The Supreme Court held in Wilson v. Arkansas that the common-law requirement for officers to knock, identify themselves, and wait a reasonable time before entering is part of the Fourth Amendment’s reasonableness analysis.16Justia U.S. Supreme Court Center. Wilson v. Arkansas, 514 U.S. 927 The rule isn’t absolute — officers can skip the announcement when there’s a genuine risk of physical danger, evidence destruction, or a fleeing suspect. What counts as a “reasonable” wait depends on the circumstances: courts consider the type of crime, the time of day, the size of the building, and what officers observe at the scene.
Here’s the part that surprises many people: violating the knock-and-announce rule doesn’t automatically get evidence thrown out. In Hudson v. Michigan, the Supreme Court held that evidence obtained after an improper no-knock entry is still admissible, reasoning that the knock-and-announce rule protects dignity and property, not the evidence itself. Officers who break the rule may face civil liability or internal discipline, but the prosecution can still use whatever they found.
When a judge authorizes a no-knock entry in advance, officers can enter without any announcement. These warrants require a specific showing that knocking would be dangerous or would lead to evidence destruction. At the federal level, the standards have recently shifted. A 2021 Department of Justice policy restricted no-knock entries to situations where officers had good reason to believe knocking would put someone in imminent physical danger, and required top-level supervisory approval. In March 2026, that policy was rescinded, and federal agents may now use no-knock entries when there’s a risk of evidence destruction as well — a significantly broader standard.
Even a valid, specific warrant doesn’t authorize an unlimited search. Officers must confine their search to areas where the items described in the warrant could reasonably be found. A warrant authorizing the seizure of a stolen television doesn’t justify opening desk drawers. If officers exceed the warrant’s scope, anything they find outside its boundaries faces suppression. Coordination among officers during execution matters — whoever is on scene needs to know what the warrant actually authorizes, not just the general purpose of the investigation.
Beyond suppressing evidence in a criminal case, people whose rights were violated by an overbroad or baseless warrant can bring a civil lawsuit. Under 42 U.S.C. § 1983, anyone who suffers a constitutional violation at the hands of someone acting under government authority can sue for damages.17Office of the Law Revision Counsel. 42 U.S.C. 1983 – Civil Action for Deprivation of Rights This covers officers who execute a facially invalid warrant, who exceed a warrant’s scope, or who rely on a warrant they know is based on false information.

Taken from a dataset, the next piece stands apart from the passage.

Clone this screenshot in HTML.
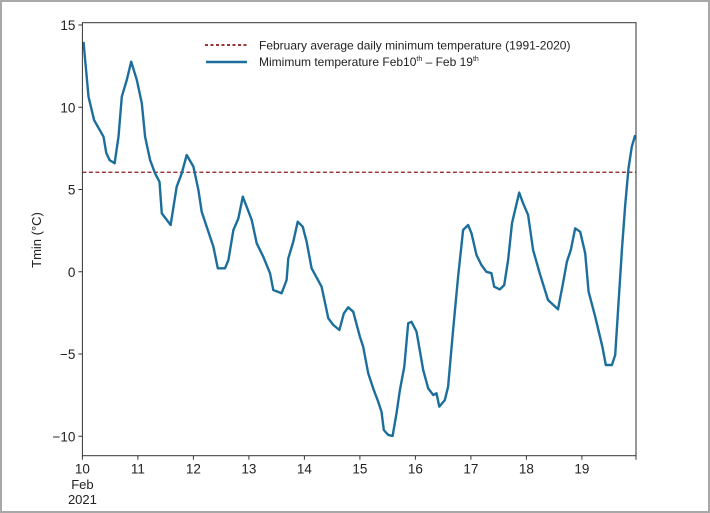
<!DOCTYPE html>
<html><head><meta charset="utf-8"><style>
html,body{margin:0;padding:0;background:#fff;}
svg text{font-family:"Liberation Sans","DejaVu Sans",sans-serif;fill:#222;}
</style></head><body>
<svg id="chart" width="710" height="513" viewBox="0 0 710 513" xmlns="http://www.w3.org/2000/svg" style="position:absolute;left:0;top:0">
<rect x="1" y="1" width="708" height="511" fill="#fff" stroke="#a8a8a8" stroke-width="2"/>
<g id="plot"></g>
<text x="82.4" y="489" text-anchor="middle" font-size="13">Feb</text>
<text x="82.4" y="504" text-anchor="middle" font-size="13">2021</text>
<text transform="translate(41,240) rotate(-90)" text-anchor="middle" font-size="13">Tmin (°C)</text>
<g>
<line x1="205" x2="247" y1="45" y2="45" stroke="#8b1a1a" stroke-width="1.8" stroke-dasharray="3,2.5"/>
<text x="259" y="49.5" font-size="12">February average daily minimum temperature (1991-2020)</text>
<line x1="206" x2="247" y1="62" y2="62" stroke="#1c6f9c" stroke-width="2.4"/>
<text x="259" y="66" font-size="12">Mimimum temperature Feb10<tspan font-size="7" dy="-5">th</tspan><tspan dy="5"> – Feb 19</tspan><tspan font-size="7" dy="-5">th</tspan></text>
</g>
</svg>
<script>
const days=[10.02,10.11,10.21,10.38,10.43,10.49,10.58,10.65,10.71,10.80,10.88,10.98,11.07,11.13,11.22,11.31,11.39,11.43,11.52,11.59,11.70,11.79,11.88,12.00,12.09,12.15,12.24,12.36,12.44,12.57,12.63,12.72,12.81,12.89,12.96,13.05,13.14,13.26,13.38,13.44,13.59,13.68,13.71,13.80,13.88,13.97,14.04,14.13,14.31,14.43,14.52,14.63,14.71,14.79,14.88,15.00,15.06,15.15,15.24,15.33,15.39,15.43,15.51,15.59,15.66,15.72,15.80,15.87,15.93,16.02,16.14,16.23,16.32,16.38,16.43,16.53,16.59,16.68,16.77,16.86,16.95,17.01,17.10,17.19,17.28,17.37,17.42,17.52,17.60,17.67,17.74,17.79,17.87,17.94,18.03,18.12,18.24,18.39,18.57,18.66,18.73,18.80,18.88,18.97,19.06,19.12,19.24,19.37,19.43,19.54,19.60,19.72,19.78,19.84,19.90,19.96];
const tmin=[13.98,10.64,9.22,8.21,7.22,6.79,6.59,8.21,10.64,11.66,12.77,11.66,10.24,8.21,6.79,5.98,5.47,3.55,3.15,2.84,5.17,5.98,7.10,6.39,4.97,3.65,2.74,1.52,0.21,0.21,0.71,2.54,3.25,4.56,3.95,3.15,1.73,0.91,-0.09,-1.11,-1.31,-0.50,0.82,1.83,3.04,2.74,1.83,0.21,-0.91,-2.83,-3.24,-3.54,-2.53,-2.16,-2.43,-3.95,-4.56,-6.17,-7.09,-7.90,-8.51,-9.62,-9.92,-9.98,-8.61,-7.19,-5.77,-3.13,-3.04,-3.64,-5.97,-7.09,-7.49,-7.39,-8.20,-7.80,-6.99,-3.54,-0.30,2.54,2.84,2.34,1.02,0.41,0.00,-0.09,-0.91,-1.07,-0.81,0.71,2.95,3.65,4.81,4.16,3.45,1.32,-0.09,-1.72,-2.28,-0.70,0.61,1.32,2.64,2.43,1.12,-1.21,-2.73,-4.56,-5.67,-5.67,-5.06,1.32,4.06,6.29,7.60,8.31];
const averageMin=[6.05];
const yTicks=[15,10,5,0,-5,-10];
const yTickLabels=["15","10","5","0","\u22125","\u221210"];
const xTicks=[10,11,12,13,14,15,16,17,18,19];
const xTickLabels=["10","11","12","13","14","15","16","17","18","19"];

const X0=82.4,PX=55.5,Y0=25,PY=16.45;
const xs=d=>X0+(d-10)*PX;
const ys=v=>Y0+(15-v)*PY;
const NS="http://www.w3.org/2000/svg";
const plotG=document.getElementById('plot');
function mk(tag,attrs){const e=document.createElementNS(NS,tag);for(const k in attrs)e.setAttribute(k,attrs[k]);plotG.appendChild(e);return e;}
const leftX=82.4,rightX=636,topY=22.7,bottomY=455.7;

const avg=mk('line',{x1:leftX,x2:rightX,y1:ys(averageMin[0]),y2:ys(averageMin[0]),stroke:'#8b1a1a','stroke-width':1.2,'stroke-dasharray':'4,2.5'});



let pd='';
days.forEach((t,i)=>{pd+=(i?'L':'M')+xs(t).toFixed(1)+','+ys(tmin[i]).toFixed(1);});
const ln=mk('path',{d:pd,fill:'none',stroke:'#1c6f9c','stroke-width':2.4,'stroke-linejoin':'round'});



const box=mk('rect',{x:leftX,y:topY,width:rightX-leftX,height:bottomY-topY,fill:'none',stroke:'#333','stroke-width':1});



yTicks.forEach((v,i)=>{
  mk('line',{x1:leftX-4,x2:leftX,y1:ys(v),y2:ys(v),stroke:'#333'});
  const t=mk('text',{x:leftX-7,y:ys(v)+5,'text-anchor':'end','font-size':13.5});
  t.textContent=yTickLabels[i];
  
  
});
xTicks.forEach((v,i)=>{
  mk('line',{x1:xs(v),x2:xs(v),y1:bottomY,y2:bottomY+4,stroke:'#333'});
  const t=mk('text',{x:xs(v),y:bottomY+18,'text-anchor':'middle','font-size':13.5});
  t.textContent=xTickLabels[i];
  
  
});
mk('line',{x1:rightX,x2:rightX,y1:bottomY,y2:bottomY+4,stroke:'#333'});
</script>
</body></html>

The biggest practical barrier to these lawsuits is qualified immunity. Under this doctrine, government officials are shielded from personal liability unless their conduct violated “clearly established” law — meaning a prior court decision involving very similar facts already declared the behavior unconstitutional. This is an extraordinarily difficult standard for plaintiffs to clear, particularly in cases involving new technology or novel warrant types where no prior case is directly on point. As a result, officers who execute a questionable geofence warrant or a debatable keyword warrant may be effectively immune from suit even if a court later finds the warrant unconstitutional.
When qualified immunity doesn’t apply, successful plaintiffs can recover compensatory damages for the harm they suffered and, in egregious cases, punitive damages designed to punish the misconduct. Law enforcement agencies may also conduct internal investigations and impose discipline independently of any civil lawsuit.
Not all government searches follow the standard warrant framework. Regulatory inspections of businesses for fire safety, health codes, or workplace hazards occupy their own legal category with different rules.
The general principle from Camara v. Municipal Court is that routine inspections of private property require a warrant if the occupant objects. But the warrant standard is lighter than in criminal cases: the government only needs to show that the inspection follows a general administrative plan, not that a specific violation has already occurred.18Constitution Annotated. Fourth Amendment – Inspections
Industries with a long history of heavy regulation — like firearms dealers, mining operations, and alcohol producers — receive even less protection. In these “pervasively regulated” industries, warrantless inspections are permitted because operators have a reduced expectation of privacy and effective enforcement depends on the ability to inspect without advance notice.18Constitution Annotated. Fourth Amendment – Inspections
The Supreme Court drew a firm line in Marshall v. Barlow’s, Inc., striking down OSHA’s power to inspect ordinary workplaces without a warrant. The Court noted that OSHA regulated virtually every business in the country and lacked the kind of long-standing, industry-specific regulatory tradition that justified warrantless inspections of liquor dealers or gun shops. The inspectors’ “unbounded discretion” in choosing which businesses to visit and when looked too much like the general authority the Fourth Amendment was designed to eliminate.18Constitution Annotated. Fourth Amendment – Inspections
If you believe a search warrant used against you was too broad or lacked the required specificity, the standard remedy is a motion to suppress. Your attorney files the motion identifying the legal deficiency — whether the warrant failed to describe the items to be seized, relied on stale information, or authorized a broader search than the evidence justified. The prosecutor responds, the court holds a hearing where the officer who obtained and executed the warrant typically testifies, and the judge decides whether the evidence stays in or gets thrown out. When suppression succeeds, the prosecution often loses its core evidence, which can lead to reduced charges or dismissal.
Acting quickly matters. Suppression motions generally must be filed before trial, and the specific deadlines vary by jurisdiction. If you’ve been the subject of a search you believe was unconstitutional, consulting a criminal defense attorney early gives you the best chance of preserving the argument before procedural deadlines close the window.